The fact is, Biden has either flat-out ignored the vast majority of his campaign promises, severely under delivered, or offered empty gestures in their stead. For instance, promising to ‘address police misconduct’ is not simply performing more investigations as the justice department did. Extending VA care for veterans doesn’t mean much if the VA still has unfathomably long lines and insufficient support. Claiming to protect abortion rights rings false without taking proper legal measures to protect this right, such as codifying Roe.
And with some of the most crucial issues, such as Palestine or border policy, Biden and Trump seem largely indistinct.
No, to reach for the carrot is to inevitably get the stick later. The key to the cage is what you want. But the fact of the matter is that there is no key, or rather, the way to open up the cage is to throw collective weight to bust the latch.
I know that sounds fake. The idea of community, solidarity, and passion being the key to political determination in America seems almost like a novel idea. It’s so optimistic, it’s saccharine. But this is not to say it’s easy. This is a grueling path that will inevitably take decades, but can tangibly lead to dramatic political change in the United States.
I’ve said several times that the United States is neither Republican nor Democratic, it’s an egoist nation. Individuals are forced to look out for their singular interests under capitalism. Self-preservation is the name of the game here, and it’s what keeps the general public from connecting with the community-at-large. It’s why conservatives are keen on keeping cultural racism alive as neoliberals are often unnecessarily focused on identity politics, rather than holding to an anti-war or anti-corporate stance. Both perspectives ultimately foster self-interest in the way of serving a delusional spin or root cause for our country’s problems that frees constituents from responsibility and active determination.
This, in not as many words, encourages political complacency and egoism. And an egoist framework’s greatest weakness is coordinated and collective action.
Current third-party presidential candidates are not perfect either, though. The most likely of the prospects inspire lukewarm support from the public and the least likely of them elicit confusion or apathy. However, hypothetically, the principal factor is widespread support.
But it’s going to take more than dedicated constituents to unshackle the presidency from the two-party system. It needs a movement, lush within states but widely strewn across the country. It takes candidates for Senate and the House of Representatives that are committed to a singular movement, with organizers providing the support they need. It takes dedication, but one thing it might not take is the popular vote or even the minimum electoral votes.

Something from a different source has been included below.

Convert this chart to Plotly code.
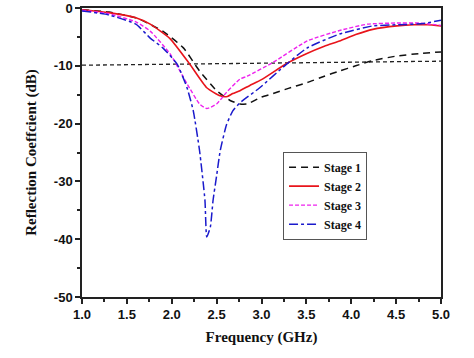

A third-party presidency will not be won by the votes of the people alone. It would be won by the votes of those within this movement that have been elected to the House and the Senate.
A tie-breaking 270 of 538 electoral votes is required to be president. This is non-negotiable. But if a third-party within an already highly contentious election (such as this one) took even just one state from each party – whether that would be West Virginia/Virginia, Arizona/Kansas, Wisconsin/Iowa, Illinois/Kentucky, or some other two – this could force the vote to go to the newly sworn-in House and Senate to determine the president and vice president, respectively.

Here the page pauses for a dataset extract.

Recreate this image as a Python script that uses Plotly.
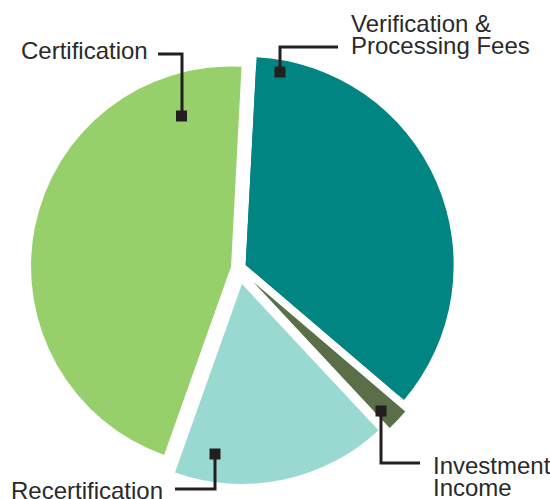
import plotly.graph_objects as go

# Data
categories = ["Verification &<br>Processing Fees", "Investment Income", "Recertification", "Certification"]
values = [35.4, 1.8, 17.4, 45.4]
colors = ["#008582", "#5A6E48", "#9AD9D1", "#97D06A"]
pulls = [0.0385, 0.1, 0.082, 0.0385]

W, H = 550, 499
CX, CY = 238.6, 268  # pie centre in window pixels

def px(x):
    return x / W

def py(y):
    return 1 - y / H

def dom(half):
    return dict(x=[px(CX - half), px(CX + half)], y=[py(CY + half), py(CY - half)])

fig = go.Figure()
# main pie
fig.add_trace(go.Pie(
    labels=categories, values=values,
    marker=dict(colors=colors, line=dict(width=0)),
    pull=pulls, sort=False, direction="clockwise", rotation=3,
    textinfo="none", hoverinfo="label+percent", showlegend=False,
    domain=dom(200 * (1 + max(pulls))),
))
# the Verification slice is drawn with a slightly larger radius in the original
v_pull = 7.7 / 208
fig.add_trace(go.Pie(
    labels=categories, values=values,
    marker=dict(colors=[colors[0]] + ["rgba(0,0,0,0)"] * 3, line=dict(width=0)),
    pull=[v_pull, 0, 0, 0], sort=False, direction="clockwise", rotation=3,
    textinfo="none", hoverinfo="skip", showlegend=False,
    domain=dom(208 * (1 + v_pull)),
))

ink = "#231F20"
font = dict(family="Liberation Sans, Arial, sans-serif", size=24, color="#2A2A2A")

# label texts: (text, x_left, y_mid)
label_texts = [
    ("Certification", 19, 51),
    ("Verification &", 349, 23),
    ("Processing Fees", 349, 46),
    ("Recertification", 9, 490),
    ("Investment", 431, 465),
    ("Income", 431, 487),
]
for t, x, y in label_texts:
    fig.add_annotation(text=t, x=px(x), y=py(y), xref="paper", yref="paper",
                       xanchor="left", yanchor="middle", showarrow=False, font=font)

# leader lines (polyline points) and squares
leaders = [
    [(158, 54), (182, 54), (182, 116)],
    [(338, 47), (280, 47), (280, 72)],
    [(175, 489), (215, 489), (215, 454)],
    [(381, 411), (381, 463), (420, 463)],
]
squares = [(181.5, 116), (280, 72), (215, 454), (381, 411)]

for pts in leaders:
    path = "M " + " L ".join(f"{px(x)},{py(y)}" for x, y in pts)
    fig.add_shape(type="path", path=path, xref="paper", yref="paper",
                  line=dict(color=ink, width=3))
s = 5.5
for x, y in squares:
    fig.add_shape(type="rect", xref="paper", yref="paper",
                  x0=px(x - s), x1=px(x + s), y0=py(y + s), y1=py(y - s),
                  fillcolor=ink, line=dict(width=0))

fig.update_layout(
    width=W, height=H,
    margin=dict(l=0, r=0, t=0, b=0),
    paper_bgcolor="white",
    plot_bgcolor="white",
)

fig.write_html(
    "out.html",
    config={"displayModeBar": False},
    post_script="document.body.style.margin='0';document.body.style.overflow='hidden';",
)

Without a political coalition behind a third-party candidate, their defeat would be swift at this point. However, if states already had grassroots movements built to exert substantial influence for that political coalition to be driven by, we could potentially see a third-party president/vice president winning off of less than 20 electoral votes.
It is in this way that partisanship creates the very conditions that would destroy it. As a fallback to political friction, our government procedurally reverts to the political judgment consistent across lower elections. This exposes a huge weakness in the two-party system.
However, effectively running on a third-party ticket on a state ballot is in many ways just as challenging as getting on the ballot for president. And while we may hope that progressive candidates on a Democratic ticket may be open to supporting a political outsider, the establishment would not take kindly to this. Herein lies one of the biggest obstacles to this approach. And it may take years of organizing to ensure each state is allowing third-party candidates to participate under more tenable requirements.
Do I think this can be accomplished during this election cycle? Absolutely not. But it’s important to understand that – however insurmountable political determination outside of our corporatist and pro-war political spectrum seems – the only true obstacle would be the stark inability to connect to one another and take collective and intersectional action.
All power is with the people. That is true, whether they realize it or not.